--- start Exercise inputs ---

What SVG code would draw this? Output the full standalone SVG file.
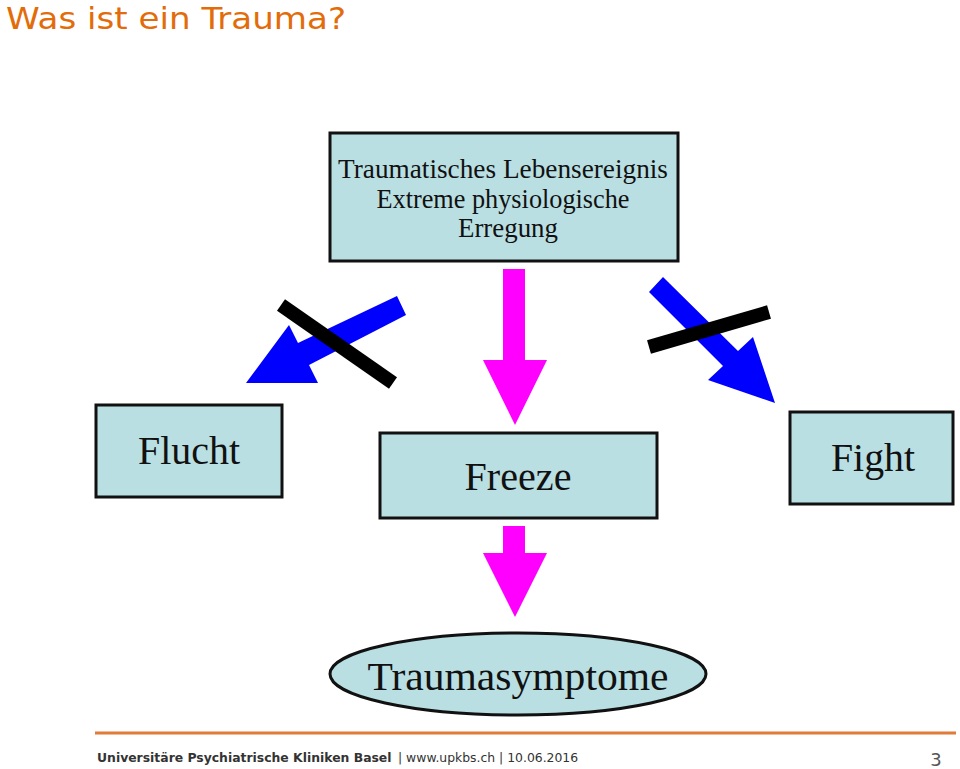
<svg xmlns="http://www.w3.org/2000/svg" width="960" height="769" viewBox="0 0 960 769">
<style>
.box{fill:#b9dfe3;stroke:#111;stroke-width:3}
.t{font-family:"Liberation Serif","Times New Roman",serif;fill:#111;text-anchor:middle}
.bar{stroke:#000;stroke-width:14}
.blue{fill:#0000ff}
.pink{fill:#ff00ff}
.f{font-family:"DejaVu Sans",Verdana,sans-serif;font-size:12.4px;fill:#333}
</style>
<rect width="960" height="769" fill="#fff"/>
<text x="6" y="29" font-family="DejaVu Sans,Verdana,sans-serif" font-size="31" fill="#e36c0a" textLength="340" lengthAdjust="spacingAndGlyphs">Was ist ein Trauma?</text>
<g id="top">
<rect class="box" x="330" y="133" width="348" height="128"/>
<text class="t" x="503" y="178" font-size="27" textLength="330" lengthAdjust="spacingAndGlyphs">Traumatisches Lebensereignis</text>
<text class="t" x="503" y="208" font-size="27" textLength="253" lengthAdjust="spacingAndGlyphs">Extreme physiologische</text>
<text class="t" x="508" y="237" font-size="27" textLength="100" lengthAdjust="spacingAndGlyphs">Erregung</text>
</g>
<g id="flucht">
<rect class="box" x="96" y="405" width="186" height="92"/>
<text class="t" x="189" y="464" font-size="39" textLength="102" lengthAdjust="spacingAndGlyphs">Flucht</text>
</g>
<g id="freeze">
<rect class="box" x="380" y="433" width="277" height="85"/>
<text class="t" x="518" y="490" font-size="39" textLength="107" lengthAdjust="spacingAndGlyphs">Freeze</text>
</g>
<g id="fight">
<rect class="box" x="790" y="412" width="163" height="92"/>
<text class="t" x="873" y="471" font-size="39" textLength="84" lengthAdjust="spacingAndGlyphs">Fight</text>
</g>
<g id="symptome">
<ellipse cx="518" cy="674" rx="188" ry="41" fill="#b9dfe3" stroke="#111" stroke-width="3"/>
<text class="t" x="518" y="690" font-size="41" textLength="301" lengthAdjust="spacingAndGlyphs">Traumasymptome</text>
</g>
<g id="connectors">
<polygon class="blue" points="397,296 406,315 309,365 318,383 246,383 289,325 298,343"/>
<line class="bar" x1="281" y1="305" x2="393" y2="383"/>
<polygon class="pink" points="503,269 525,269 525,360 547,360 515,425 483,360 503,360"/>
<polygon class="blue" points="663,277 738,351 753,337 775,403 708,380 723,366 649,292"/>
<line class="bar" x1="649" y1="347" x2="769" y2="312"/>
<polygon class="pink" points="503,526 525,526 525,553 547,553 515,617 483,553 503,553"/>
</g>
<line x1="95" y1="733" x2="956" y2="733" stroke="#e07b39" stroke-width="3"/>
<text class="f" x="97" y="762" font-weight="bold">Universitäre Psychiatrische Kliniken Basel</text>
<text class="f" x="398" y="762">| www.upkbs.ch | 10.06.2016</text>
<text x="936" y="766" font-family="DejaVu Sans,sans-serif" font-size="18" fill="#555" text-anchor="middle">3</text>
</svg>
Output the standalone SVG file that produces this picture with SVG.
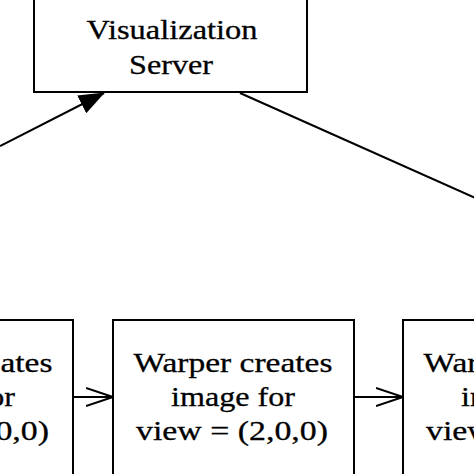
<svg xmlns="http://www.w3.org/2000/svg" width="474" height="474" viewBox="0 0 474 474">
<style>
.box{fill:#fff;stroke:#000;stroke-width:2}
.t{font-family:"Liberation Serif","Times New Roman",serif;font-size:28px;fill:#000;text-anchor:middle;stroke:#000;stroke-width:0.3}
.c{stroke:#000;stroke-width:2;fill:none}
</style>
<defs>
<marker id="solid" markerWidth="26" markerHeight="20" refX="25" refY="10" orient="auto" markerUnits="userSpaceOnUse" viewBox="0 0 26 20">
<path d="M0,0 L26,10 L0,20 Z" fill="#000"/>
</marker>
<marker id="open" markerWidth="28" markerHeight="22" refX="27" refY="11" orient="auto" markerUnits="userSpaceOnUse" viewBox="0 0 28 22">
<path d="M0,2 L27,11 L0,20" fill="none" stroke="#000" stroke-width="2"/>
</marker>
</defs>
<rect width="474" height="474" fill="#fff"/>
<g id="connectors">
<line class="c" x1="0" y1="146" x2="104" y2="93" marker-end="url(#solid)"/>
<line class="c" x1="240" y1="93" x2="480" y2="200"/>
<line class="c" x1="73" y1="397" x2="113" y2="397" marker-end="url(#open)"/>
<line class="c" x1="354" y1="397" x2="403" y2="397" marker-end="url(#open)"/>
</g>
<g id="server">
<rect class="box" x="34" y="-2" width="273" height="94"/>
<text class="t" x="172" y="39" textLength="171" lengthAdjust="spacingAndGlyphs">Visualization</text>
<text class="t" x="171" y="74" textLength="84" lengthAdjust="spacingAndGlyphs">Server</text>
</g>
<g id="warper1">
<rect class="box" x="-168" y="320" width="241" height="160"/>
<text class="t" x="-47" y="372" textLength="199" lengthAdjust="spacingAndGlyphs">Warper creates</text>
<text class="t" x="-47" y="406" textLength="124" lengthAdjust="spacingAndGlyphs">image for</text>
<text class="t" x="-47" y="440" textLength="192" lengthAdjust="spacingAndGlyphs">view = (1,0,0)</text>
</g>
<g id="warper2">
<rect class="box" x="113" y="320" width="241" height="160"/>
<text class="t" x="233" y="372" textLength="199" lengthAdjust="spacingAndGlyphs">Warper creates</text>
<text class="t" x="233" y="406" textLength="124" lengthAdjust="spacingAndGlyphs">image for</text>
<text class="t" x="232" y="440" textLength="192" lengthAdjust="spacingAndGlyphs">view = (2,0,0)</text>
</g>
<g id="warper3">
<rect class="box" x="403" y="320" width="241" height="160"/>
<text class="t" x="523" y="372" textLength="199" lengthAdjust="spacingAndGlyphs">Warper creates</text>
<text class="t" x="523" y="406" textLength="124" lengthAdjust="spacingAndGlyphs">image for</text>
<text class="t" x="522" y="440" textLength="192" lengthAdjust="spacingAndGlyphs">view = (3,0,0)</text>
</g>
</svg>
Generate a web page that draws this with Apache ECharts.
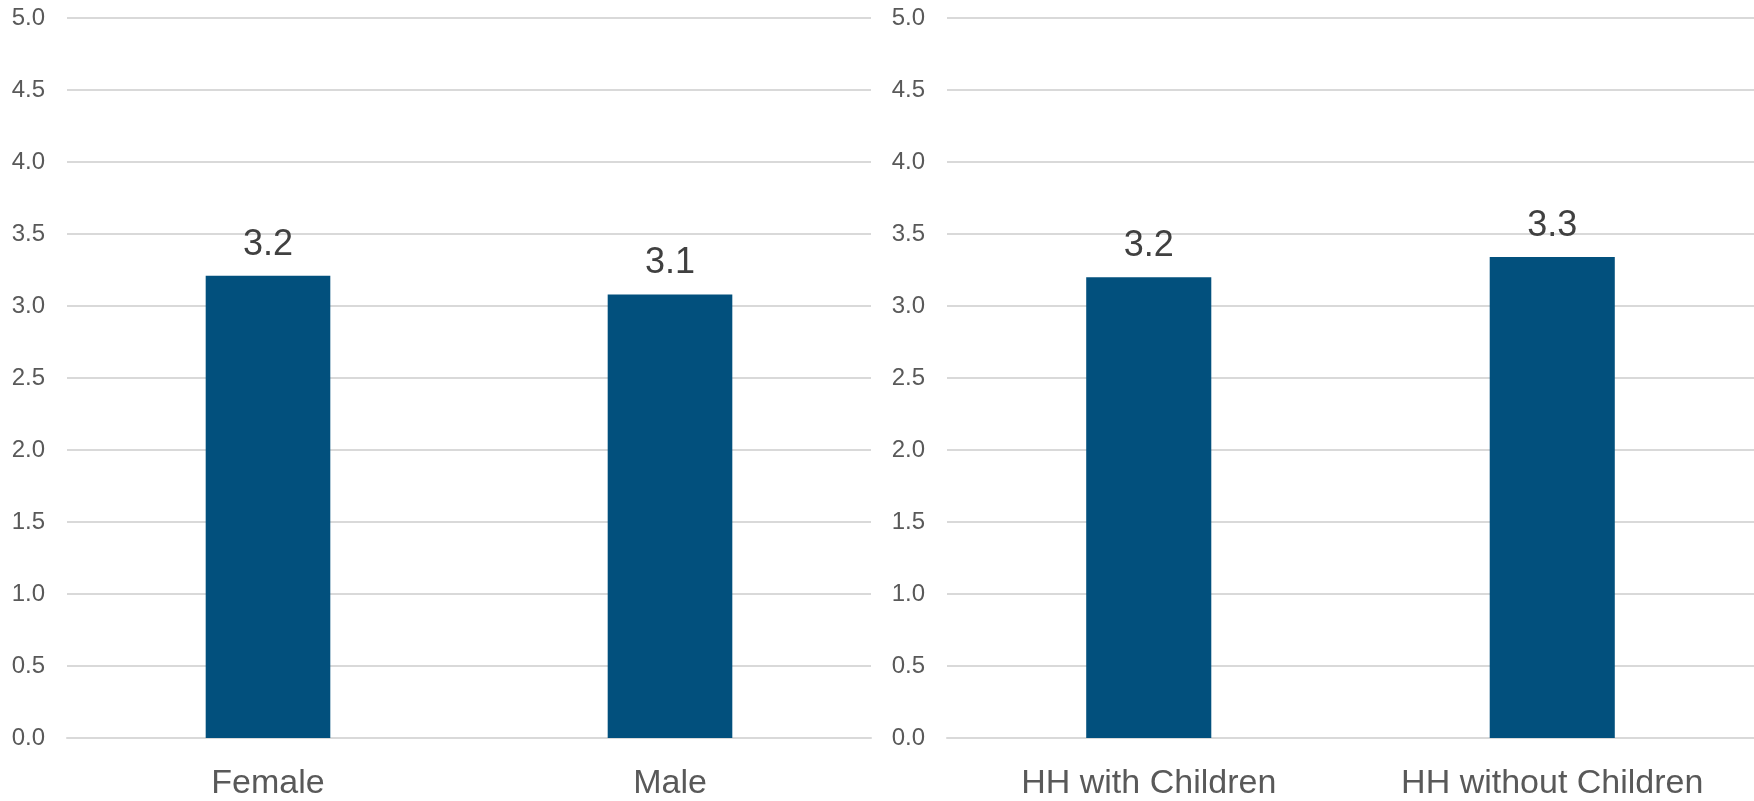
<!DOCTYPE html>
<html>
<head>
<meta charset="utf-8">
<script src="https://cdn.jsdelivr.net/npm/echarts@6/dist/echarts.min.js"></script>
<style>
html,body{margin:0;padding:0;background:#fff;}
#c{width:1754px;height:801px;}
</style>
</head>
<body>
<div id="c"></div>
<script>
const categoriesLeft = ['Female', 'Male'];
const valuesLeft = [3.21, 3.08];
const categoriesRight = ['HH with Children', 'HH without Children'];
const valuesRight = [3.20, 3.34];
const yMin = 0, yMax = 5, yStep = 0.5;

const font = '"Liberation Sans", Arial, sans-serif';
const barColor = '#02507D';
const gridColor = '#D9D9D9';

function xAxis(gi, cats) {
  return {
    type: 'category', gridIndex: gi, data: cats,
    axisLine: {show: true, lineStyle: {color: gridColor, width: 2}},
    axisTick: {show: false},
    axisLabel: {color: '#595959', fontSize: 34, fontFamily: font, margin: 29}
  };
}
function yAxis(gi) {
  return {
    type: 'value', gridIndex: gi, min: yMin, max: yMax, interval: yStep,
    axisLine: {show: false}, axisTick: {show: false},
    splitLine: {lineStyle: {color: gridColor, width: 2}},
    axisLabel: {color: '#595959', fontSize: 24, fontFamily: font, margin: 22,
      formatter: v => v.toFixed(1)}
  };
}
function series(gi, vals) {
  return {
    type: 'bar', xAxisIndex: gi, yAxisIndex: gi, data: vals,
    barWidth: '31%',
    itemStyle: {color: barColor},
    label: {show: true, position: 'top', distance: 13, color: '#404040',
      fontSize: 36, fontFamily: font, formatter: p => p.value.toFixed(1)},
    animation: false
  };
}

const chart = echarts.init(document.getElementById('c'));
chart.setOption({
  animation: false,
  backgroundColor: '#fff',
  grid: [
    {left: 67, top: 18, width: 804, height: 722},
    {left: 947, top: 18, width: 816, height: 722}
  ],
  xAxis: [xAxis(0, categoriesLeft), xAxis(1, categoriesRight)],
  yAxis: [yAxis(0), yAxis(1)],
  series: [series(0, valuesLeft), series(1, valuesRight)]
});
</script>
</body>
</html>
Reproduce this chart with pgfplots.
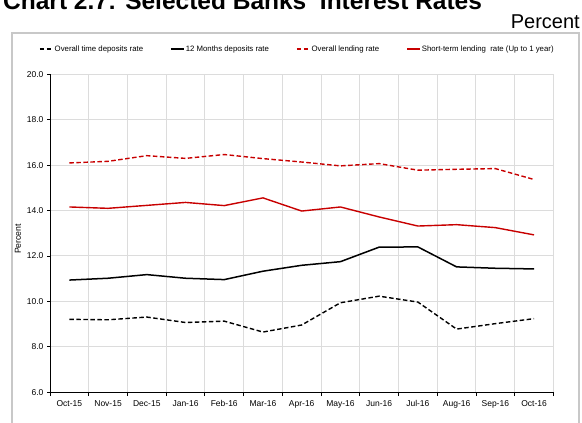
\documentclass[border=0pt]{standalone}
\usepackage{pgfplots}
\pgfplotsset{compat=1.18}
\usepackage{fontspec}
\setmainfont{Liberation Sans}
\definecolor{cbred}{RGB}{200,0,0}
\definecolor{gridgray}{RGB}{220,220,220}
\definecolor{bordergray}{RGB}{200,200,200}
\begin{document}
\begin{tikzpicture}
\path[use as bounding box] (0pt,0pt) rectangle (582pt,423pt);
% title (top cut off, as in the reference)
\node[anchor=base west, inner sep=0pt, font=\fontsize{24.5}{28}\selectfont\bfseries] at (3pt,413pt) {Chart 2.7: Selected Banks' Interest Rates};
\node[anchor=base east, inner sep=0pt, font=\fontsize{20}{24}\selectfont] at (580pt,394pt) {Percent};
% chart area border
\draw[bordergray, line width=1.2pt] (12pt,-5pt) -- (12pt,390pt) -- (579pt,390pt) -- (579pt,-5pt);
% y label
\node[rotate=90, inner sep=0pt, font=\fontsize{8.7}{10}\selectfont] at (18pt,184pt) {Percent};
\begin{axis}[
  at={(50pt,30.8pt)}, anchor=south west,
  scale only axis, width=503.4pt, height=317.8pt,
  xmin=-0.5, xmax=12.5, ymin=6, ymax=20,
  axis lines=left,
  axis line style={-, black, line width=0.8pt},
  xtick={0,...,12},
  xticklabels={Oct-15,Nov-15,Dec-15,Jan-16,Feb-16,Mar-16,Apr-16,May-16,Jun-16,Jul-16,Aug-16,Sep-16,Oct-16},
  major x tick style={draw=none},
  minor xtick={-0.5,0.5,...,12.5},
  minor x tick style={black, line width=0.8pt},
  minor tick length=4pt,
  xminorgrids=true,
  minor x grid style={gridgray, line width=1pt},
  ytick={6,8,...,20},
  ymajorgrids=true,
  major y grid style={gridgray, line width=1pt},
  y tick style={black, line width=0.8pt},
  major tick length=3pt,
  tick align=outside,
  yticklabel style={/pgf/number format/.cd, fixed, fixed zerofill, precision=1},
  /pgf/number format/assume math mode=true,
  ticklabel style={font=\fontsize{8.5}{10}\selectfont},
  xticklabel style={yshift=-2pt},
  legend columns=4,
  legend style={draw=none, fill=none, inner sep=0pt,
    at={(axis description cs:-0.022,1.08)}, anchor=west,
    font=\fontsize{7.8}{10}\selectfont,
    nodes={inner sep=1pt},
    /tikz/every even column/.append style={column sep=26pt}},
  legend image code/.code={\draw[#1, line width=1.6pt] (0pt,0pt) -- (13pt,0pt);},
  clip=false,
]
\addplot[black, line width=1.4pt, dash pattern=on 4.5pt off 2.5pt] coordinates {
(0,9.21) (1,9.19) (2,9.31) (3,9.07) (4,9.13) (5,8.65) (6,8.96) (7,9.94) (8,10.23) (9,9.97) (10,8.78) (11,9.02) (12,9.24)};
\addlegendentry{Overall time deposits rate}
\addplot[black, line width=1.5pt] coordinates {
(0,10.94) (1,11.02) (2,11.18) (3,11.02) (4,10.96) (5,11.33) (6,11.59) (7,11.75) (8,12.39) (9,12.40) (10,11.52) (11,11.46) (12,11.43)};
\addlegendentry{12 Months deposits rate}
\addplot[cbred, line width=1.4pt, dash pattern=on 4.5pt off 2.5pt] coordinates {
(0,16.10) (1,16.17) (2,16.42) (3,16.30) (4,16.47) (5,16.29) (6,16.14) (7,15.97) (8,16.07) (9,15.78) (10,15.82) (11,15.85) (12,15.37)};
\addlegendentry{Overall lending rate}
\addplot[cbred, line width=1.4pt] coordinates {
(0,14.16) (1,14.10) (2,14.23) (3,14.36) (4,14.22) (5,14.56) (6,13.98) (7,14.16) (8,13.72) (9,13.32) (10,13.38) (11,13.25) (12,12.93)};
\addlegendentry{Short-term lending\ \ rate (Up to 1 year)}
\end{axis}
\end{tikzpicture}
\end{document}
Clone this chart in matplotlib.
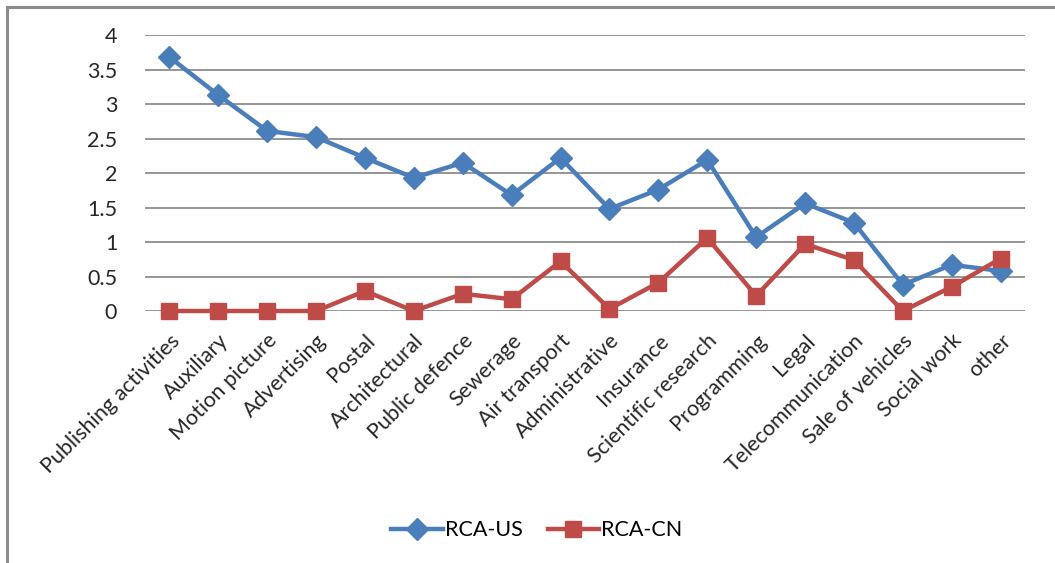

--- end Exercise inputs ---

§ **Exercise**
From the entries above, collect every line with the string "that" in it.

§ **Result for this exercise**
Output the standalone SVG file that produces this picture with SVG.
Generate a web page that draws this with Apache ECharts.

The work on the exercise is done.